What you are asked to do → Look through the data below and return each line where "single" appears.

Supplied information →
-- Begin --

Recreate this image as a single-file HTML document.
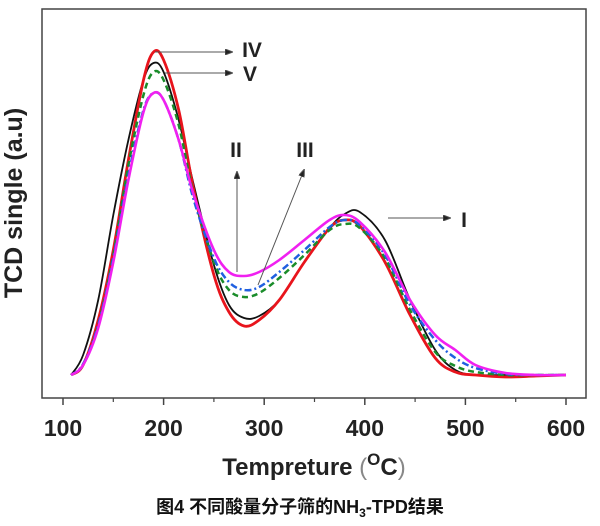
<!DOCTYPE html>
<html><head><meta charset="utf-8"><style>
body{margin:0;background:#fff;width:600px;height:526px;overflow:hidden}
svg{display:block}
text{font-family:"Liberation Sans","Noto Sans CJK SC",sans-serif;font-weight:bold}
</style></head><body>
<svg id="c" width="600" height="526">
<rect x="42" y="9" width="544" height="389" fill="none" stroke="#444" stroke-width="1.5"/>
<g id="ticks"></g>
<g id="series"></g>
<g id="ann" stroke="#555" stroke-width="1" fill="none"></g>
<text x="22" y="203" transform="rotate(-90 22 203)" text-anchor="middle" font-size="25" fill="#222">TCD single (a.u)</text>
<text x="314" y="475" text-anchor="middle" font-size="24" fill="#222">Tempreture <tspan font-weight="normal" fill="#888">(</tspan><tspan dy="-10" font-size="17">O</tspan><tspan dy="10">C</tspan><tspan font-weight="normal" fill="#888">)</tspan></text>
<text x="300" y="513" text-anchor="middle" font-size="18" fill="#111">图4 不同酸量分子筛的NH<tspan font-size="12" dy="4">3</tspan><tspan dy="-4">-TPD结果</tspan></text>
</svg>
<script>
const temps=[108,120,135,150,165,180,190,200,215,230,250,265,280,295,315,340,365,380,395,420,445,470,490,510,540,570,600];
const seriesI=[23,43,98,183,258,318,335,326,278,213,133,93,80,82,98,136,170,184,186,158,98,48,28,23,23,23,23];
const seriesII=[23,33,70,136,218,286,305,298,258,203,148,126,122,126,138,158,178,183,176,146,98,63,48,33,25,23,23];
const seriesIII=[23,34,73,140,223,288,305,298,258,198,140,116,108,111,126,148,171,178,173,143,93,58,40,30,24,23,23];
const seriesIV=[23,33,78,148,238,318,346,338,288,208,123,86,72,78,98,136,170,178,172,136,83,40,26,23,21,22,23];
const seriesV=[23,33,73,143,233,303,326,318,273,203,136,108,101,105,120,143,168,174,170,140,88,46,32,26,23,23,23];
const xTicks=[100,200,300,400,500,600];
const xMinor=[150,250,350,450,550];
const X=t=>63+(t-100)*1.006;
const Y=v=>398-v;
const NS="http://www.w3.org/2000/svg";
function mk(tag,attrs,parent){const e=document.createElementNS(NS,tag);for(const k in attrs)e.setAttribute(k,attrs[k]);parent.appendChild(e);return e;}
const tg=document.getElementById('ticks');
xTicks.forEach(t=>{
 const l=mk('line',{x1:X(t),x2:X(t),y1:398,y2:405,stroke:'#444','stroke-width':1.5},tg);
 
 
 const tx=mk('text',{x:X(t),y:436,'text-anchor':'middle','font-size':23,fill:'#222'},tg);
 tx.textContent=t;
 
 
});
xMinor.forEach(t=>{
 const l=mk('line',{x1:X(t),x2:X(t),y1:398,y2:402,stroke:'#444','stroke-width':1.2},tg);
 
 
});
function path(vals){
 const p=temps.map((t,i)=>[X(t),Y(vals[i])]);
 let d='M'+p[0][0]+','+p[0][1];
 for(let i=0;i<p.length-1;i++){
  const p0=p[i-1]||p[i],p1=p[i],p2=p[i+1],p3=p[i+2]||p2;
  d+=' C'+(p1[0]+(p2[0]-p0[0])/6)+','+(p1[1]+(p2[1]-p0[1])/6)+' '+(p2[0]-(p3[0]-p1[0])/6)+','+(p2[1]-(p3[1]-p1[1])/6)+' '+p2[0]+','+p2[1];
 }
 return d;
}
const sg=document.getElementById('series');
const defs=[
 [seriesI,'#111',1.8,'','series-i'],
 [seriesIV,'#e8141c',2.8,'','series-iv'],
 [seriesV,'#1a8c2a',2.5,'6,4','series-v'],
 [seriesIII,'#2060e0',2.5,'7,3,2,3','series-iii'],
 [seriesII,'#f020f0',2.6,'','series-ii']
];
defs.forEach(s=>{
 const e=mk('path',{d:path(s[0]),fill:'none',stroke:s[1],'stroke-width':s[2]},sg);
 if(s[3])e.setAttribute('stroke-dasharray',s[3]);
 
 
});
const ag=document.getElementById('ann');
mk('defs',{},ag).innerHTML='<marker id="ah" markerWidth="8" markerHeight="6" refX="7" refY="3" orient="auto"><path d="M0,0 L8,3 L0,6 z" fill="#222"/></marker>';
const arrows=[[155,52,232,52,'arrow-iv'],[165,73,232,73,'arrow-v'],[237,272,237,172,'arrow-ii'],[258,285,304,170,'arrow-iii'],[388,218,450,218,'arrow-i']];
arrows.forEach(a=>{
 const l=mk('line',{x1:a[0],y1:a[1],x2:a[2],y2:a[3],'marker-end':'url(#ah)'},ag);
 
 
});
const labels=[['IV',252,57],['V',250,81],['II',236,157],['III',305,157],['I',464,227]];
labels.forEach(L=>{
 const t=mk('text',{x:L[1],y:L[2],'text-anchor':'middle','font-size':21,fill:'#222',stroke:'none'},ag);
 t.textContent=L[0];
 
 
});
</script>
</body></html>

-- End --
-- Begin --

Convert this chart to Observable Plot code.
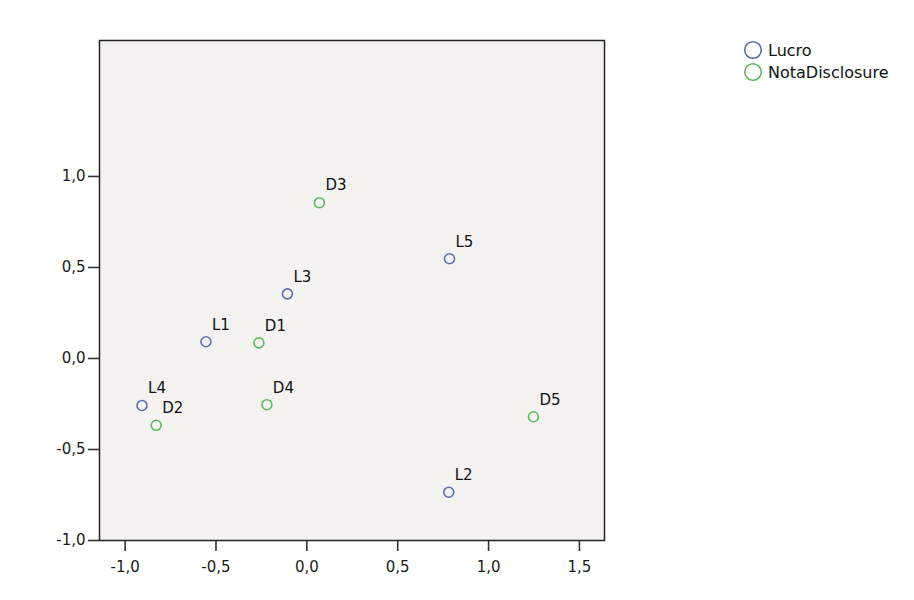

-- End --

Exercise output →
Recreate this image as a single-file HTML document.
<text x="22" y="203" transform="rotate(-90 22 203)" text-anchor="middle" font-size="25" fill="#222">TCD single (a.u)</text>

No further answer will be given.